In 1969, he joined the Seattle law firm of Skeel and McKelvy.
Ten years later he was a founding partner of Betts, Patterson and Mines and served as its president from 1982 to 1988, when failing health forced him to leave the firm.
"Before he became ill, he was a very effective trial lawyer, highly intelligent," said a partner, Bruce Hurst.
Active in the gay community, Mr. Brown also was one of the first board members of the Pride Foundation, a nonprofit group that raises funds for gay and lesbian nonprofit organizations. He also was a founding member of the Seattle Men's Chorus.
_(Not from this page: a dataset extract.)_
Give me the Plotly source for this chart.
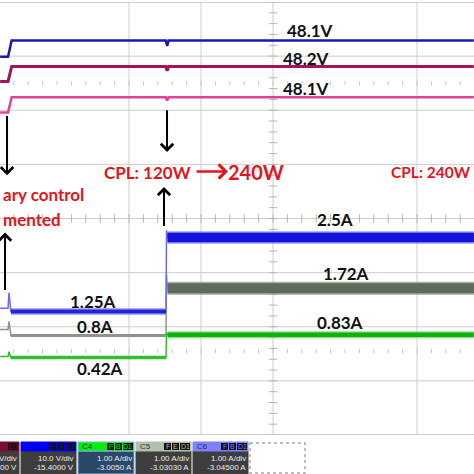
import numpy as np
import plotly.graph_objects as go

# ---------------- data (screen divisions, centre of screen = 0) ----------------
# voltage channels (top traces)
t_v = [-3.79, -3.68, -3.63, -1.49, -1.47, -1.45, 2.79]
v_blue = [2.99, 2.99, 3.29, 3.29, 3.19, 3.29, 3.29]
v_maroon = [2.53, 2.53, 2.81, 2.81, 2.73, 2.81, 2.81]
v_pink = [1.96, 1.96, 2.24, 2.24, 2.18, 2.24, 2.24]

# current channels (bottom traces)
t_i = [-3.79, -3.68, -3.667, -3.64, -1.486, -1.479, -1.465, 2.79]
i_blue = [-1.66, -1.66, -1.37, -1.72, -1.72, -0.22, -0.35, -0.35]
i_gray = [-2.05, -2.05, -1.90, -2.16, -2.16, -1.04, -1.29, -1.29]
i_green = [-2.55, -2.55, -2.46, -2.57, -2.57, -2.11, -2.15, -2.15]

v_labels = ["48.1V", "48.2V", "48.1V"]
i_labels_before = ["1.25A", "0.8A", "0.42A"]
i_labels_after = ["2.5A", "1.72A", "0.83A"]

channels = [
    # header colour, label, badges, volts/div line, offset line
    ("#7d0c34", "", ["D1"], "V/div", "00 V"),
    ("#0000f0", "", ["F", "J", "D1"], "10.0 V/div", "-15.4000 V"),
    ("#00f000", "C4", ["F", "B", "D1"], "1.00 A/div", "-3.0050 A"),
    ("#b4c0ae", "C5", ["F", "E", "D1"], "1.00 A/div", "-3.03030 A"),
    ("#8080ff", "C6", ["F", "B", "D1"], "1.00 A/div", "-3.04500 A"),
]

# ---------------- figure ----------------
W, H = 474, 474
ML, MR, MT, MB = 0, 0, 2, 39
XR = [-273 / 72, 201 / 72]
YR = [-4, 4]

fig = go.Figure()

GRID = "#cdcdcd"
shapes = []
for gy in range(-4, 5):
    shapes.append(dict(type="line", xref="paper", yref="y", x0=0, x1=1, y0=gy, y1=gy,
                       line=dict(color=GRID, width=2 if gy in (-4, 4) else 1), layer="below"))
for gx in [-2, -1, 0, 2]:
    shapes.append(dict(type="line", xref="x", yref="paper", x0=gx, x1=gx, y0=0, y1=1,
                       line=dict(color=GRID, width=1), layer="below"))

# centre-axis minor ticks
TICK = "#b4b4b4"
tx = np.arange(-3.8, 2.81, 0.2)
ty = np.arange(-4, 4.01, 0.2)
fig.add_trace(go.Scatter(x=tx, y=[0] * len(tx), mode="markers", hoverinfo="skip",
                         marker=dict(symbol="line-ns-open", size=6, color=TICK, line=dict(color=TICK, width=1))))
fig.add_trace(go.Scatter(x=[0] * len(ty), y=ty, mode="markers", hoverinfo="skip",
                         marker=dict(symbol="line-ew-open", size=6, color=TICK, line=dict(color=TICK, width=1))))
for ry in (2.5, -2.45):
    fig.add_trace(go.Scatter(x=tx, y=[ry] * len(tx), mode="markers", hoverinfo="skip",
                             marker=dict(symbol="line-ns-open", size=3, color="#c8c8c8",
                                         line=dict(color="#c8c8c8", width=1))))

def line(x, y, color, width):
    fig.add_trace(go.Scatter(x=x, y=y, mode="lines", hoverinfo="skip",
                             line=dict(color=color, width=width)))

# voltage traces
line(t_v, v_blue, "#1818b4", 2.5)
line(t_v, v_maroon, "#a3145a", 3)
line(t_v, v_pink, "#e0409a", 2.5)

# current traces: thin full trace + ripple bands
PRE = slice(3, 5)
POST = slice(6, None)
line(t_i, i_gray, "#8c948a", 1.5)
line(t_i, i_green, "#2ec02e", 1.5)
line(t_i, i_blue, "#6a6aee", 1.5)
line(t_i[PRE], i_gray[PRE], "#8c948a", 3)
line(t_i[PRE], i_green[PRE], "#2ec02e", 3.5)
line(t_i[PRE], i_blue[PRE], "rgba(140,140,255,0.7)", 7)
line(t_i[PRE], i_blue[PRE], "#2424d4", 4)
line(t_i[POST], i_gray[POST], "rgba(140,155,135,0.8)", 13)
line(t_i[POST], i_gray[POST], "#5c6c59", 10)
line(t_i[POST], i_green[POST], "rgba(90,220,90,0.7)", 7)
line(t_i[POST], i_green[POST], "#10b010", 4.5)
line(t_i[POST], i_blue[POST], "rgba(80,80,240,0.8)", 12)
line(t_i[POST], i_blue[POST], "#1212d8", 9)

ann = []
BLACK_FONT = dict(family="Lato, Open Sans, sans-serif", size=17, color="#111111")
RED = "#e3141c"
RED_FONT = dict(family="Lato, Open Sans, sans-serif", size=17, color=RED)

def text(x, y, s, font, xanchor="center"):
    ann.append(dict(x=x, y=y, xref="x", yref="y", text="<b>" + s + "</b>", showarrow=False,
                    font=font, xanchor=xanchor, yanchor="middle"))

for s, (x, y) in zip(v_labels, [(0.514, 3.47), (0.458, 2.95), (0.458, 2.40)]):
    text(x, y, s, BLACK_FONT)
for s, (x, y) in zip(i_labels_before, [(-2.50, -1.53), (-2.47, -1.99), (-2.40, -2.77)]):
    text(x, y, s, BLACK_FONT)
for s, (x, y) in zip(i_labels_after, [(0.861, -0.02), (1.014, -1.02), (0.931, -1.92)]):
    text(x, y, s, BLACK_FONT)

text(-1.75, 0.85, "CPL: 120W", RED_FONT)
text(-0.236, 0.86, "240W", dict(RED_FONT, size=20))
text(1.61, 0.85, "CPL: 240W", dict(RED_FONT, size=15.5), xanchor="left")
text(-2.597, 0.45, "ary control", RED_FONT, xanchor="right")
text(-2.917, -0.01, "mented", RED_FONT, xanchor="right")

def arrow(x, y, ax, ay, color="black", width=2):
    ann.append(dict(x=x, y=y, ax=ax, ay=ay, xref="x", yref="y", axref="x", ayref="y",
                    text="", showarrow=True, arrowhead=4, arrowsize=1.2, arrowwidth=width,
                    arrowcolor=color, standoff=0, startstandoff=0))

arrow(-3.694, 0.80, -3.694, 1.92)
arrow(-1.472, 1.23, -1.472, 2.03)
arrow(-1.514, 0.58, -1.514, -0.166)
arrow(-3.722, -0.26, -3.722, -1.349)
arrow(-0.625, 0.868, -1.083, 0.868, RED, 2.3)

# ---------------- channel descriptor strip ----------------
def px(x):
    return x / W

def py(y):
    return (H - MB - y) / (H - MT - MB)

box_x = [(-6, 19), (21, 76), (78, 134), (136, 191), (193, 248)]
HEAD0, HEAD1, BODY1 = 442, 451, 474
for (x0, x1), (hc, lab, badges, l1, l2) in zip(box_x, channels):
    sel = lab == "C4"
    shapes.append(dict(type="rect", xref="paper", yref="paper", x0=px(x0), x1=px(x1),
                       y0=py(HEAD1), y1=py(BODY1), fillcolor="#2c4866" if sel else "#3e3e3e",
                       line=dict(width=1, color="#7ab4e6" if sel else "#3e3e3e")))
    shapes.append(dict(type="rect", xref="paper", yref="paper", x0=px(x0), x1=px(x1),
                       y0=py(HEAD0), y1=py(HEAD1), fillcolor=hc,
                       line=dict(width=1, color="#7ab4e6" if sel else hc)))
    bx = x1 - 1
    for b in reversed(badges):
        bw = 10 if b == "D1" else 7
        shapes.append(dict(type="rect", xref="paper", yref="paper", x0=px(bx - bw), x1=px(bx),
                           y0=py(HEAD0 + 1), y1=py(HEAD1 - 1), fillcolor="#101010",
                           line=dict(width=0)))
        ann.append(dict(x=px(bx - bw / 2), y=py((HEAD0 + HEAD1) / 2), xref="paper", yref="paper",
                        text=b, showarrow=False, font=dict(family="Liberation Sans", size=7, color=hc),
                        xanchor="center", yanchor="middle"))
        bx -= bw + 1
    if lab:
        ann.append(dict(x=px(x0 + 2), y=py((HEAD0 + HEAD1) / 2), xref="paper", yref="paper",
                        text=lab, showarrow=False, font=dict(family="Liberation Sans", size=8, color="#303030"),
                        xanchor="left", yanchor="middle"))
    for s, yy in ((l1, 458), (l2, 467)):
        ann.append(dict(x=px(x1 - 0.5), y=py(yy), xref="paper", yref="paper", text=s, showarrow=False,
                        font=dict(family="Liberation Sans", size=8, color="#ececec"),
                        xanchor="right", yanchor="middle"))

shapes.append(dict(type="rect", xref="paper", yref="paper", x0=px(250), x1=px(305),
                   y0=py(443), y1=py(473), line=dict(color="#a8a8a8", width=1.5, dash="dot")))

fig.update_layout(
    width=W, height=H, margin=dict(l=ML, r=MR, t=MT, b=MB),
    paper_bgcolor="white", plot_bgcolor="white", showlegend=False,
    xaxis=dict(range=XR, showgrid=False, zeroline=False, showticklabels=False, ticks="", fixedrange=True),
    yaxis=dict(range=YR, showgrid=False, zeroline=False, showticklabels=False, ticks="", fixedrange=True),
    shapes=shapes, annotations=ann,
)

fig.write_html("out.html", config={"displayModeBar": False},
               post_script="document.body.style.margin='0px';document.body.style.padding='0px';")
"He just had unbounded energy and tremendous enthusiasm in anything he got involved in," said a longtime friend, restaurant operator Scott Glascock.
Another friend, attorney John Forderhase, said, "Tracy took great joy in his home, his garden, his friends and his animals," which included two dogs, a cat and a macaw.
"Tracy was a man who was not only a very dynamic, hard-charging trial-lawyer type, but there was a very soft and caring side to him," Forderhase said.
For example, he would hire men from the Millionair Club or other charities to tend his garden or do handiwork for him. "He was always reaching out to the underprivileged," Forderhase said.
After he left the law firm, Mr. Brown operated two flower shops, including Colors in the Broadway District, greeting customers with his pet macaw perched on his shoulder, Forderhase recalled.
Mr. Brown has no survivors.
A private memorial service will be held.
Friends suggest remembrances to Lambda Legal Defense and Education Fund, 606 S. Olive (580), Los Angeles, CA. 90014, or the Chicken Soup Brigade, 818 E. Pike St., Seattle, WA. 98102.